Judicial Relief and Commission Findings
The court rejected the plaintiffs' argument that judicial relief could be granted for past wrongs once the Commission had fixed reasonable and equitable divisions of joint rates. The court clarified that such relief was not available without a prior Commission finding that specifically addressed the period in question. The court referred to established precedents, such as the Texas Pacific R. Co. v. Abilene Cotton Oil Co. decision, which affirmed that courts should not intervene in matters of rate reasonableness or division of joint rates before the Commission had made a determination. The court highlighted that the plaintiffs' reliance on a dictum from the Backus-Brooks Co. v. Northern Pac. R. Co. case was unpersuasive, as it conflicted with this established legal principle. Without a Commission finding for the relevant period, the court was precluded from granting the plaintiffs' requested relief.

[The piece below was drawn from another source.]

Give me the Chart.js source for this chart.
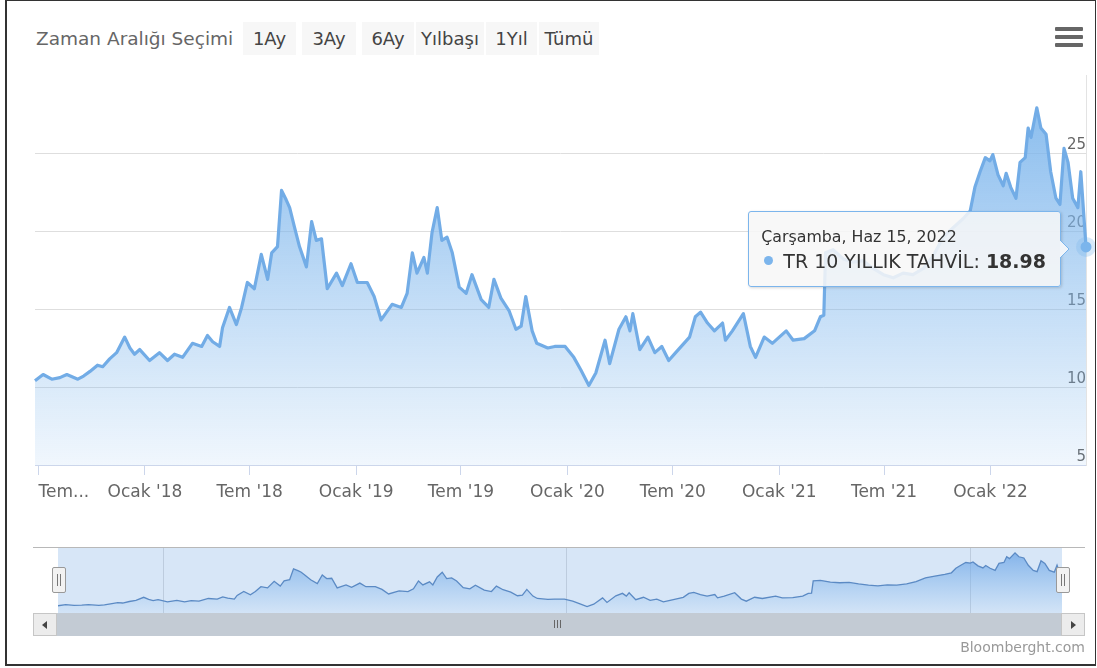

Loss of Rights Due to Untimely Filing
The court concluded that the plaintiffs lost their rights to seek equitable divisions of freight rates for the period preceding November 22, 1930, because they failed to file a timely complaint with the Commission. The court reasoned that the plaintiffs were aware of the changes in rates and had ample opportunity to seek the Commission's intervention when the new rates became effective in 1928. By not doing so, the plaintiffs forfeited their ability to claim adjustments for the disputed period. The court pointed out that the statutory framework provided a clear and complete remedy for the plaintiffs' grievances, but it required adherence to procedural requirements, such as timely filing with the Commission. The plaintiffs' failure to comply with these requirements precluded them from asserting their claims in court.
Upholding Administrative Process
The court's reasoning underscored the importance of upholding the administrative process established by the Interstate Commerce Act. The requirement for a preliminary application to the Commission served to ensure that complex and technical issues related to freight rate divisions were addressed by an expert body equipped to handle such matters. The court reiterated that the administrative process was designed to promote uniformity and consistency in handling disputes over freight rates and divisions. By adhering to this process, parties could ensure that their claims were thoroughly examined and resolved based on a comprehensive understanding of the transportation industry. The court's decision reinforced the principle that judicial intervention in such cases was contingent upon a prior administrative determination, thus respecting the division of responsibilities between the Commission and the judiciary.